Oh, wait, maybe that's not so hard to get to the bottom of. And it might have to do with bloatware and duplicate apps, two long standing hobbies of Samsung's. Both are still very much alive and well in this hugely expensive 2020 phone. Maybe if there weren't so many preinstalled apps there would be no need to sort them into folders in the app drawer. We'll probably never know, because Samsung seems intent on continuing to pursue its strategy of duplicating everything Google does, but making most of those duplicate apps and services somehow worse. And then there's also Samsung's partnership with Microsoft, which means you now have preinstalled bloatware on your handset, right out of the box, from three different sources: Google, Samsung, and Microsoft.
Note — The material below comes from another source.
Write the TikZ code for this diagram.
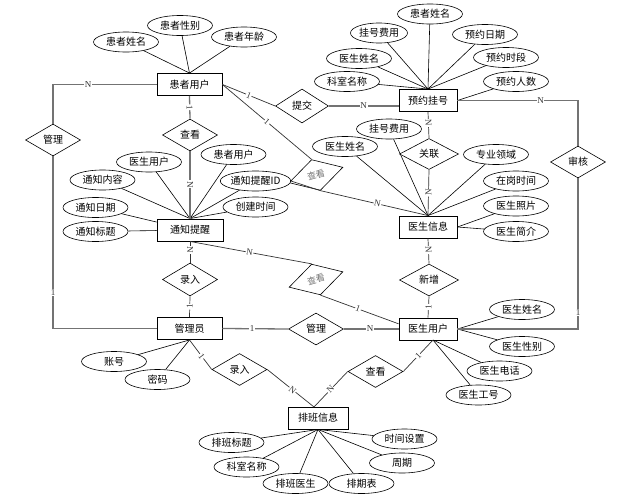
\documentclass[tikz,border=0pt]{standalone}
\usepackage{fontspec}
\setmainfont{Noto Sans CJK SC}
\newfontfamily\labfont{Liberation Serif}
\usetikzlibrary{shapes.geometric,calc}
\begin{document}
\begin{tikzpicture}[x=1pt,y=-1pt,
 ent/.style={draw,line width=0.9pt,fill=white,minimum height=22pt,inner sep=1pt,font=\fontsize{10}{12}\selectfont},
 attr/.style={draw,ellipse,line width=0.6pt,fill=white,minimum width=65pt,minimum height=20pt,inner sep=0pt,font=\fontsize{10}{12}\selectfont},
 rel/.style={draw,diamond,line width=0.6pt,fill=white,minimum width=55pt,minimum height=32pt,inner sep=0pt,font=\fontsize{10}{12}\selectfont},
 rrel/.style={rel,minimum width=56pt,rotate=16,text=black!55,font=\fontsize{9}{10}\selectfont},
 al/.style={line width=0.6pt},
 thk/.style={line width=1.3pt,draw=black!55},
 thn/.style={line width=0.7pt,draw=black!80},
 lab/.style={fill=white,inner sep=0.6pt,font=\labfont\fontsize{9}{10}\selectfont,text=black!80},
]
\useasboundingbox (0,0) rectangle (643,498);
% entities
\node[ent,minimum width=65pt] (hz) at (189.5,84.5) {患者用户};
\node[ent,minimum width=58pt] (yy) at (428,100.5) {预约挂号};
\node[ent,minimum width=58pt] (yx) at (428,227) {医生信息};
\node[ent,minimum width=66pt] (tz) at (190,230) {通知提醒};
\node[ent,minimum width=65pt] (gly) at (189.5,328.5) {管理员};
\node[ent,minimum width=58pt] (ys) at (428,329) {医生用户};
\node[ent,minimum width=60pt] (pb) at (318,418) {排班信息};
% relations
\node[rel] (ck1) at (190,135) {查看};
\node[rel] (gl1) at (53,140) {管理};
\node[rel,minimum width=53pt,minimum height=34pt] (tj) at (302,106) {提交};
\node[rel,minimum width=59pt,minimum height=31pt] (gx) at (429,154) {关联};
\node[rel] (sh) at (578,162) {审核};
\node[rrel] (ck2) at (316,175) {查看};
\node[rrel] (ck3) at (316,279.5) {查看};
\node[rel,minimum height=33pt] (lr1) at (190,279.5) {录入};
\node[rel,minimum width=59pt] (xz) at (429,280) {新增};
\node[rel] (gm) at (316,329) {管理};
\node[rel] (lr2) at (239.5,369.5) {录入};
\node[rel] (ck4) at (375.5,371.5) {查看};
% attributes
\node[attr] (hx1) at (126,42) {患者姓名};
\node[attr] (hx2) at (180,25.5) {患者性别};
\node[attr] (hx3) at (244,37) {患者年龄};
\node[attr] (ya1) at (430,14) {患者姓名};
\node[attr,minimum width=57pt] (ya2) at (379,33) {挂号费用};
\node[attr] (ya3) at (359,58.5) {医生姓名};
\node[attr] (ya4) at (347,81.5) {科室名称};
\node[attr] (ya5) at (485,34.5) {预约日期};
\node[attr] (ya6) at (506,57.5) {预约时段};
\node[attr] (ya7) at (516,81.5) {预约人数};
\node[attr] (yb1) at (389,129) {挂号费用};
\node[attr] (yb2) at (345,146.5) {医生姓名};
\node[attr] (yb3) at (496,154.5) {专业领域};
\node[attr] (yb4) at (516,181) {在岗时间};
\node[attr] (yb5) at (516,206) {医生照片};
\node[attr] (yb6) at (516,231.5) {医生简介};
\node[attr] (ta1) at (149,162) {医生用户};
\node[attr] (ta2) at (102.5,180) {通知内容};
\node[attr] (ta3) at (95.5,207.5) {通知日期};
\node[attr] (ta4) at (95.5,231.5) {通知标题};
\node[attr] (ta5) at (233.5,154.5) {患者用户};
\node[attr] (ta6) at (255.5,181) {通知提醒ID};
\node[attr] (ta7) at (255.5,207) {创建时间};
\node[attr] (za1) at (114,361.5) {账号};
\node[attr] (za2) at (157.5,379.5) {密码};
\node[attr] (yc1) at (522,309.5) {医生姓名};
\node[attr] (yc2) at (522,346.5) {医生性别};
\node[attr] (yc3) at (499.5,371) {医生电话};
\node[attr] (yc4) at (478.5,395) {医生工号};
\node[attr] (pa1) at (231.5,442.5) {排班标题};
\node[attr] (pa2) at (246.5,467) {科室名称};
\node[attr] (pa3) at (295.5,483.5) {排班医生};
\node[attr] (pa4) at (361.5,483.5) {排期表};
\node[attr] (pa5) at (402,463) {周期};
\node[attr] (pa6) at (404.5,439) {时间设置};
% helper coordinates
\coordinate (ysb) at (433,340);
\coordinate (pbt) at (314,407);
% attribute lines
\foreach \a in {hx1,hx2,hx3} \draw[al] (\a) -- (hz.north);
\foreach \a in {ya1,ya2,ya3,ya4,ya5,ya6} \draw[al] (\a) -- (yy.north);
\draw[al] (ya7) -- (yy.east);
\foreach \a in {yb1,yb2,yb3,yb4} \draw[al] (\a) -- (yx.north);
\foreach \a in {yb5,yb6} \draw[al] (\a) -- (yx.east);
\foreach \a in {ta1,ta2,ta5,ta6,ta7} \draw[al] (\a) -- (tz.north);
\foreach \a in {ta3,ta4} \draw[al] (\a) -- (tz);
\foreach \a in {za1,za2} \draw[al] (\a) -- (gly.south);
\foreach \a in {yc1,yc2} \draw[al] (\a) -- (ys.east);
\foreach \a in {yc3,yc4} \draw[al] (\a) -- (ysb);
\foreach \a in {pa1,pa2,pa3,pa4,pa5,pa6} \draw[al] (\a) -- (pb.south);
% relationship connectors
\draw[thk] (hz.west) -- node[lab,pos=0.66]{N} (gl1.north |- hz.west) -- (gl1.north);
\draw[thk] (gl1.south) -- node[lab,pos=0.79]{1} (gl1.south |- gly.west) -- (gly.west);
\draw[thk] (hz.south) -- node[lab,sloped]{1} (ck1.north);
\draw[thk] (ck1.south) -- node[lab,sloped,pos=0.49]{N} (tz.north);
\draw[thn] (hz.east) -- node[lab,sloped,pos=0.5]{1} (tj.west);
\draw[thk] (tj.east) -- node[lab,pos=0.5]{N} (tj.east -| yy.west);
\draw[thn] (hz.east) -- node[lab,sloped,pos=0.5]{1} (ck2.north);
\draw[thn] (ta6.east) -- (ck2.south) -- node[lab,sloped,pos=0.53]{N} (yx.north);
\draw[thn] (yy.south) -- node[lab,sloped,pos=0.42]{N} (gx.north);
\draw[thn] (gx.south) -- node[lab,sloped,pos=0.5]{N} (yx.north);
\draw[thk] (yy.east) -- node[lab,pos=0.69]{N} (yy.east -| sh.north) -- (sh.north);
\draw[thk] (sh.south) -- node[lab,pos=0.89]{1} (sh.south |- ys.east) -- (ys.east);
\draw[thn] (tz.south) -- node[lab,sloped,pos=0.4]{N} (lr1.north);
\draw[thn] (lr1.south) -- node[lab,sloped,pos=0.5]{1} (gly.north);
\draw[thn] (yx.south) -- node[lab,sloped,pos=0.46]{N} (xz.north);
\draw[thn] (xz.south) -- node[lab,sloped,pos=0.5]{1} (ys.north);
\draw[thn] (tz.south) -- node[lab,sloped,pos=0.49]{N} (ck3.north);
\draw[thn] (ck3.south) -- node[lab,sloped,pos=0.48]{1} (ys.170);
\draw[thk] (gly.east) -- node[lab,pos=0.45]{1} (gm.west);
\draw[thk] (gm.east) -- node[lab,pos=0.48]{N} (ys.west);
\draw[thn] (gly.south) -- node[lab,sloped,pos=0.55]{1} (lr2.west);
\draw[thn] (lr2.east) -- node[lab,sloped,pos=0.54]{N} (pbt);
\draw[thn] (ysb) -- node[lab,sloped,pos=0.5]{1} (ck4.east);
\draw[thn] (ck4.west) -- node[lab,sloped,pos=0.51]{N} (pbt);
\end{tikzpicture}
\end{document}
Of course you can just ignore all of those apps, and the S20 Ultra has ample storage so you won't ever run low on that because of the bloat. You can even disable the apps you don't like, and some are actually uninstallable. But why would you need to go through that - how is this a great out-of-the-box experience?
To the left of your leftmost home screen sits the laggiest, stutteriest bit of the entire software experience. Its name is Samsung Daily, previously known as Bixby Home. It takes a good 2-3 seconds to launch, and then every scrolling interaction with it is a stuttering mess. Why does anything this badly coded exist on a device this premium? Who knows. The only purpose of its existence seems to be to duplicate the features of Google's Feed (or whatever it's called this week). And yet - you probably saw this coming - it's inferior to that in every way. But you don't get the option to add the Google Feed to the built-in Samsung launcher, so you're left with either struggling with the inferior option or just ignoring it altogether.
Samsung Daily, launcher and app drawer
The Settings menu, if printed, would probably stretch across the equator, at least once if not twice. It's one of the most convoluted Settings menus you can find in the mobile world right now, but that's because of the sheer amount of stuff it has to house. We're exaggerating when we say there's literally an option in there for anything you can think to customize on the phone, but we're only exaggerating by very little. It feels like if you can think it, it's there, waiting for you to tinker.
Settings
That's great, but we're willing to wager that most people, over the 2-3 years they'd be using the S20 Ultra, wouldn't be exposed to more than 10% of the Settings menu. Most people don't want to spend 8 hours hunting through every Settings sub-sub-sub-menu to see what's there. Most people just want their devices to work, and to do so in a way that's intuitive and familiar.
The experience on the S20 Ultra will definitely be familiar to you if you're upgrading to it from another Samsung smartphone, regardless of whether it runs an older version of One UI or Samsung Experience that came before. And given Samsung's huge installed user base, this is very important. But as much as that feeling of familiarity is there in such a scenario, if you switch from almost any other smartphone, you may feel overwhelmed by all of the settings and nooks and crannies and knobs.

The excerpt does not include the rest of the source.